Under the hood, the signals emitted by a service are processed by the service provider implementation (SPI) of the Humainary Services API to infer a Status for the service. The reference implementation of the Humainary Services API uses a configurable scorecard to do this, with the inferred state of the service accessible in the Service interface. So the Service interface, which extends the Instrument interface within the Substrates API, acts both as a push sensor (signals) and a model (status) of the sensory processing.

A Network Model

While OpenSignals is probably one of the most innovative technologies in the observability arena today in having the ability to infer service status within a local process without sending data outbound, we felt we could extend the spectrum of the subjective assessment of service level. Before OpenSignals, application performance monitoring offered only a single global status value for each service, displayed typically in a management dashboard. With OpenSignals, officially released in 2018, every process within a network contains a network model of all dependent services and its subjective view of their status derived from its own locally measured and monitored interactions.

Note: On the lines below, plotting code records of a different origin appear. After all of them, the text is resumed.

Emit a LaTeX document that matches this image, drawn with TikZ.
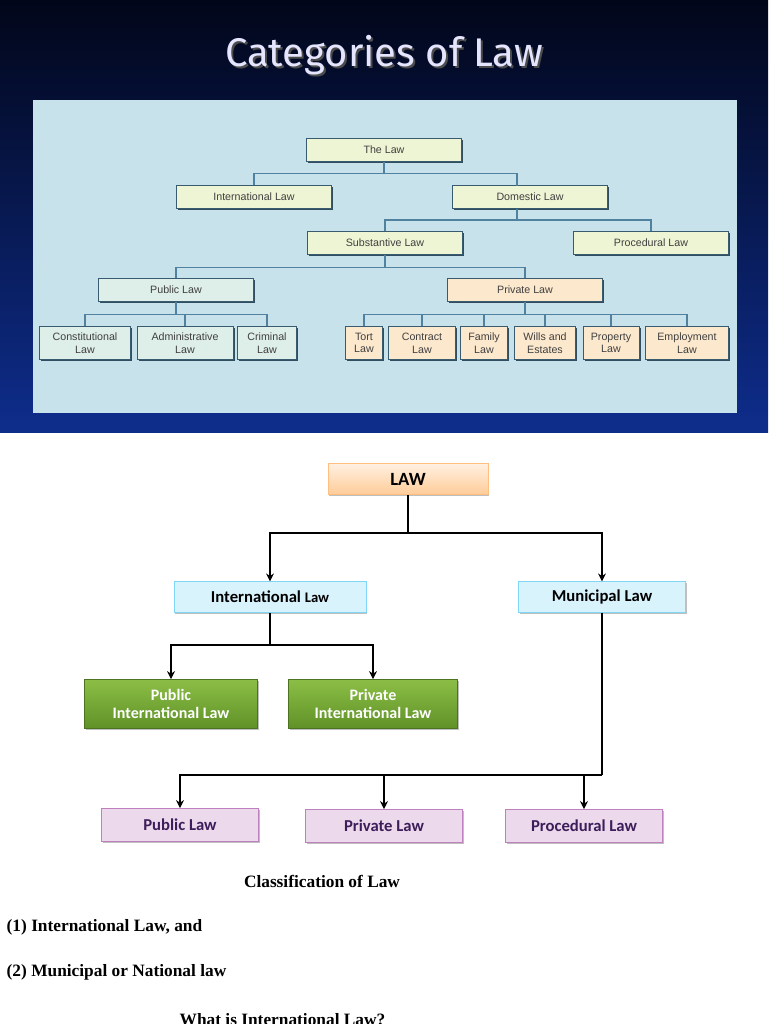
\documentclass[tikz,border=0pt]{standalone}
\usepackage{fontspec}
\setmainfont{Liberation Serif}
\newfontfamily\calfnt{Carlito}
\newfontfamily\helfnt{Liberation Sans}
\newfontfamily\ttlfnt{Fira Sans}
\usetikzlibrary{shadows,arrows.meta}
\definecolor{bgtop}{RGB}{2,6,25}
\definecolor{bgbot}{RGB}{14,45,140}
\definecolor{panel}{RGB}{200,226,236}
\definecolor{bx}{RGB}{238,245,212}
\definecolor{bxb}{RGB}{222,238,232}
\definecolor{bxo}{RGB}{252,232,205}
\definecolor{ln}{RGB}{80,130,160}
\definecolor{gtop}{RGB}{140,190,70}
\definecolor{gbot}{RGB}{95,145,40}
\definecolor{ptxt}{RGB}{60,30,90}
\begin{document}
\begin{tikzpicture}[x=0.75pt,y=-0.75pt,
 tb/.style={draw=ln!70!black,line width=0.6pt,font=\helfnt\fontsize{8}{9.5}\selectfont,align=center,inner sep=1pt,text=black!75,
   drop shadow={shadow xshift=1.2pt,shadow yshift=-1.2pt,fill=ln!60!black,opacity=1}},
 tl/.style={draw=ln,line width=0.8pt},
 bb/.style={draw=gray!60,inner sep=1pt,font=\calfnt\bfseries\fontsize{12.5}{13}\selectfont,align=center,
   drop shadow={shadow xshift=1pt,shadow yshift=-1pt,fill=gray!50,opacity=1}},
 ar/.style={line width=1.5pt,-{Stealth[length=6pt,width=6pt]}},
 ln/.style={line width=1.5pt}]
\useasboundingbox (0,0) rectangle (768,1024);
\fill[white] (0,0) rectangle (768,1024);
\shade[top color=bgtop,bottom color=bgbot] (0,0) rectangle (768,432);
\node[text=black!70,font=\ttlfnt\fontsize{30}{32}\selectfont] at (386,57) {Categories of Law};
\node[text=white!90!blue,font=\ttlfnt\fontsize{30}{32}\selectfont] at (384,55) (title) {Categories of Law};
\fill[panel] (33,100) rectangle (737,413);
% top tree
\node[tb,fill=bx,minimum width=116pt,minimum height=17pt] (thelaw) at (384,150) {The Law};
\node[tb,fill=bx,minimum width=116pt,minimum height=17pt] (intl) at (254,197) {International Law};
\node[tb,fill=bx,minimum width=116pt,minimum height=17pt] (dom) at (530,197) {Domestic Law};
\node[tb,fill=bx,minimum width=116pt,minimum height=17pt] (sub) at (385,243) {Substantive Law};
\node[tb,fill=bx,minimum width=116pt,minimum height=17pt] (proc) at (651,243) {Procedural Law};
\node[tb,fill=bxb,minimum width=116pt,minimum height=17pt] (pub) at (176,290) {Public Law};
\node[tb,fill=bxo,minimum width=116pt,minimum height=17pt] (priv) at (525,290) {Private Law};
\def\bot{343}
\node[tb,fill=bxb,minimum width=68pt,minimum height=25pt] (c1) at (85,\bot) {Constitutional\\Law};
\node[tb,fill=bxb,minimum width=72pt,minimum height=25pt] (c2) at (185,\bot) {Administrative\\Law};
\node[tb,fill=bxb,minimum width=44pt,minimum height=25pt] (c3) at (267,\bot) {Criminal\\Law};
\node[tb,fill=bxo,minimum width=28pt,minimum height=25pt] (p1) at (364,\bot) {Tort\\Law};
\node[tb,fill=bxo,minimum width=50pt,minimum height=25pt] (p2) at (422,\bot) {Contract\\Law};
\node[tb,fill=bxo,minimum width=35pt,minimum height=25pt] (p3) at (484,\bot) {Family\\Law};
\node[tb,fill=bxo,minimum width=46pt,minimum height=25pt] (p4) at (545,\bot) {Wills and\\Estates};
\node[tb,fill=bxo,minimum width=42pt,minimum height=25pt] (p5) at (611,\bot) {Property\\Law};
\node[tb,fill=bxo,minimum width=62pt,minimum height=25pt] (p6) at (687,\bot) {Employment\\Law};
\draw[tl] (thelaw.south) -- ++(0,12) -| (intl.north);
\draw[tl] (thelaw.south) -- ++(0,12) -| (517,186);
\draw[tl] (517,209) -- (517,220) -| (sub.north);
\draw[tl] (517,220) -| (proc.north);
\draw[tl] (sub.south) -- ++(0,13) -| (pub.north);
\draw[tl] (sub.south) -- ++(0,13) -| (priv.north);
\foreach \n in {c1,c2,c3}{\draw[tl] (pub.south) -- ++(0,13) -| (\n.north);}
\foreach \n in {p1,p2,p3,p4,p5,p6}{\draw[tl] (priv.south) -- ++(0,13) -| (\n.north);}
% bottom chart
\node[bb,top color=orange!12,bottom color=orange!40,draw=orange!50,minimum width=120pt,minimum height=23pt,font=\calfnt\bfseries\fontsize{14}{15}\selectfont] (law) at (408,479) {LAW};
\node[bb,fill=cyan!15,draw=cyan!50,minimum width=144pt,minimum height=23pt] (il) at (270,597) {International {\fontsize{11}{12}\selectfont Law}};
\node[bb,fill=cyan!15,draw=cyan!50,minimum width=125pt,minimum height=23pt] (ml) at (602,597) {Municipal Law};
\node[bb,top color=gtop,bottom color=gbot,draw=gbot!80!black,text=white,minimum width=130pt,minimum height=37pt,font=\calfnt\bfseries\fontsize{12}{13}\selectfont] (pil) at (171,704) {Public\\International Law};
\node[bb,top color=gtop,bottom color=gbot,draw=gbot!80!black,text=white,minimum width=127pt,minimum height=37pt,font=\calfnt\bfseries\fontsize{12}{13}\selectfont] (pvl) at (373,704) {Private\\International Law};
\node[bb,fill=violet!15,draw=violet!50,text=ptxt,minimum width=118pt,minimum height=25pt] (pl) at (180,825) {Public Law};
\node[bb,fill=violet!15,draw=violet!50,text=ptxt,minimum width=118pt,minimum height=25pt] (prl) at (384,826) {Private Law};
\node[bb,fill=violet!15,draw=violet!50,text=ptxt,minimum width=118pt,minimum height=25pt] (pcl) at (584,826) {Procedural Law};
\coordinate (j1) at (408,533);
\draw[ln] (law.south) -- (j1);
\draw[ar] (j1) -| (il.north);
\draw[ar] (j1) -| (ml.north);
\coordinate (j2) at (270,645);
\draw[ln] (il.south) -- (j2);
\draw[ar] (j2) -| (pil.north);
\draw[ar] (j2) -| (pvl.north);
\coordinate (j3) at (602,775);
\coordinate (j4) at (584,775);
\draw[ln] (ml.south) -- (j3);
\draw[ar] (j3) -| (pl.north);
\draw[ar] (j3) -| (prl.north);
\draw[ar] (j4) -- (pcl.north);
% text
\node[font=\bfseries\fontsize{13}{14}\selectfont] (cl) at (322,881) {Classification of Law};
\node[font=\bfseries\fontsize{13}{14}\selectfont,anchor=west] (t1) at (2,927) {(1) International Law, and};
\node[font=\bfseries\fontsize{13}{14}\selectfont,anchor=west] (t2) at (2,972) {(2) Municipal or National law};
\node[font=\bfseries\fontsize{13}{14}\selectfont,anchor=west] (t3) at (175,1020) {What is International Law?};
\end{tikzpicture}
\end{document}
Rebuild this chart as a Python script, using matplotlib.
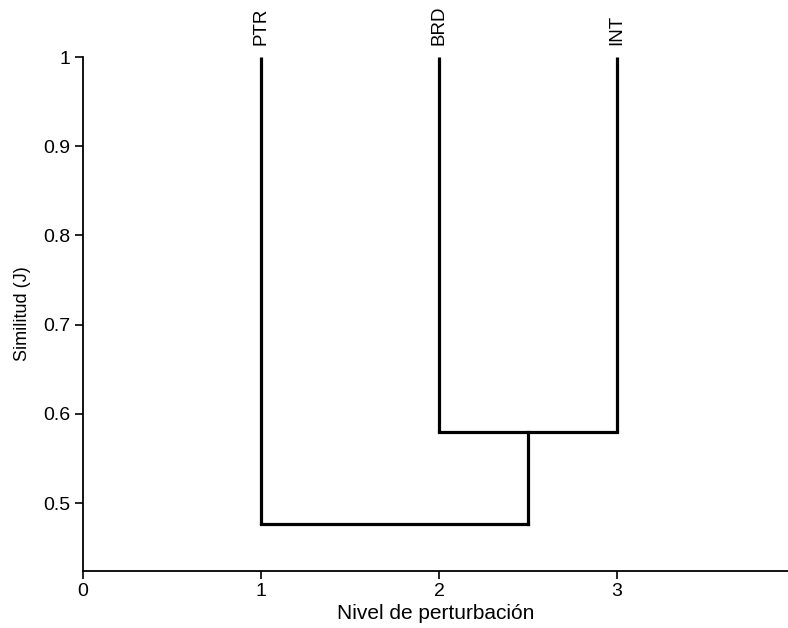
import matplotlib
matplotlib.use("Agg")
import matplotlib.pyplot as plt

# Data
leaf_labels = ["PTR", "BRD", "INT"]
leaf_positions = [1, 2, 3]
leaf_top = 1.0
# merges: (left x, right x, height)
merge_left = [2, 1]
merge_right = [3, 2.5]
merge_heights = [0.58, 0.476]
xticks = [0, 1, 2, 3]
yticks = [0.5, 0.6, 0.7, 0.8, 0.9, 1.0]
ytick_labels = ["0.5", "0.6", "0.7", "0.8", "0.9", "1"]

plt.rcParams['font.family'] = ['Liberation Sans', 'DejaVu Sans']

fig = plt.figure(figsize=(7.88, 6.28), dpi=100)
ax = fig.add_axes([83/788, 57/628, 1 - 83/788, 1 - 114/628])
ax.set_xlim(0, 3.96)
ax.set_ylim(0.4238, 1.0)

lw = 2.3
leaf_bottom = [merge_heights[1], merge_heights[0], merge_heights[0]]
for x, yb in zip(leaf_positions, leaf_bottom):
    ax.plot([x, x], [leaf_top, yb], color='black', lw=lw, solid_capstyle='butt', clip_on=False)
for xl, xr, h in zip(merge_left, merge_right, merge_heights):
    ax.plot([xl, xr], [h, h], color='black', lw=lw, solid_capstyle='projecting')
ax.plot([merge_right[1], merge_right[1]], [merge_heights[0], merge_heights[1]], color='black', lw=lw,
        solid_capstyle='projecting')

for x, lab in zip(leaf_positions, leaf_labels):
    ax.text(x, leaf_top + 0.013, lab, rotation=90, ha='center', va='bottom', fontsize=13.5)

ax.set_xticks(xticks)
ax.set_xticklabels([str(t) for t in xticks])
ax.set_yticks(yticks)
ax.set_yticklabels(ytick_labels)
ax.tick_params(direction='out', length=6, width=1.2, labelsize=14, pad=3)
for s in ['top', 'right']:
    ax.spines[s].set_visible(False)
for s in ['left', 'bottom']:
    ax.spines[s].set_linewidth(1.3)

ax.set_xlabel("Nivel de perturbación", fontsize=15)
ax.xaxis.set_label_coords(0.5, -0.065)
ax.set_ylabel("Similitud (J)", fontsize=13)
ax.yaxis.set_label_coords(-0.074, 0.5)

fig.savefig("out.png", dpi=100)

Each process needed only to configure the weights used by the scorecard that reflected the process’s own sensitivity to particular signals.

A Multi(Obser)verse

But what are those weights? How effective are the inferences with such weights? Could a different model and method be used instead of the scorecard to infer the state of a service? In thinking about how best to continue the development of OpenSignals that would allow a multiverse of service level management, we realized we need to more clearly separate the sensor inputs from the outputs – the status model. We needed to allow multiple inference engines to run side-by-side without reimplementing the whole Humainary Services API. Before pulling out the status from the Services API, we concluded that an observer framework, an instrument library, was required to create and manage multiple observers of the same signals or any other events emitted by other instruments. The Humainary Substrates API already supported the transmission of events across contexts; what we required, in addition, was a library that offered much of the plumbing out-of-the-box and abstracted the differences between push and pull of event and state delivery. And so the Humainary Observers API came to be.